Specific Performance as an Appropriate Remedy
The court acknowledged that specific performance is a suitable remedy in real estate transactions due to the unique nature of the property involved. The court noted that monetary damages may not adequately compensate a buyer for the loss of a specific piece of real estate, reinforcing the appropriateness of specific performance. It emphasized that the principles established in previous cases supported Keystone's claim, as the burden of proof for specific performance lay in demonstrating readiness and willingness to perform the contract, which Keystone had successfully shown. However, the court also recognized a limitation regarding the title defect, as it could not order a conveyance of complete title without addressing the existing lien, which could potentially affect third-party interests.
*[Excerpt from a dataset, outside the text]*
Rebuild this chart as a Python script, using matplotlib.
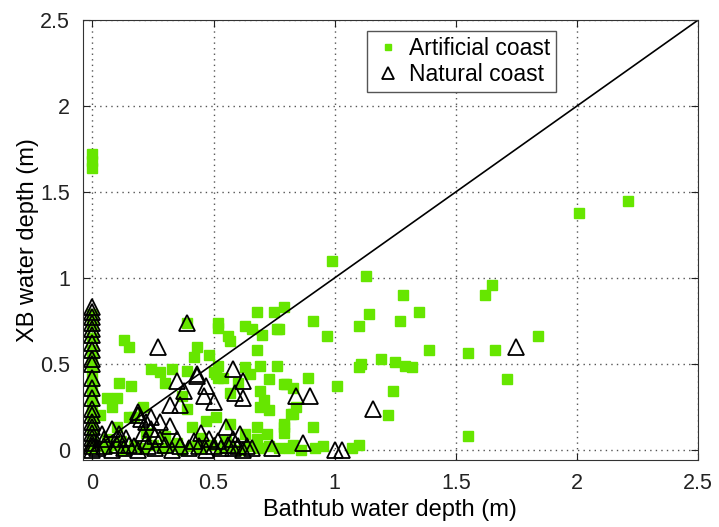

Despite this limitation, the court found sufficient grounds to grant limited specific performance, allowing Keystone the option to purchase the property in its current state, thereby acknowledging the complexities of the case while still upholding the integrity of the contractual agreement.
Conclusion and Next Steps
In conclusion, the court held that Keystone was entitled to specific performance of the Purchase and Sales Agreement, as Campo had not fulfilled his contractual obligations. The court directed the attorneys to appear for a further hearing to discuss the appropriate remedy, allowing for the possibility of a conveyance of the property in its present condition, subject to the existing lien. This decision reflected the court's understanding of the unique circumstances surrounding the case and its commitment to ensuring that contractual obligations were honored, while also recognizing the potential implications for third parties involved with the lien. The resolution would require careful consideration of how to address the title defect while facilitating Keystone's pursuit of the property it sought to acquire. The court's ruling underscored the importance of clear communication and diligence in real estate transactions to avoid similar disputes in the future.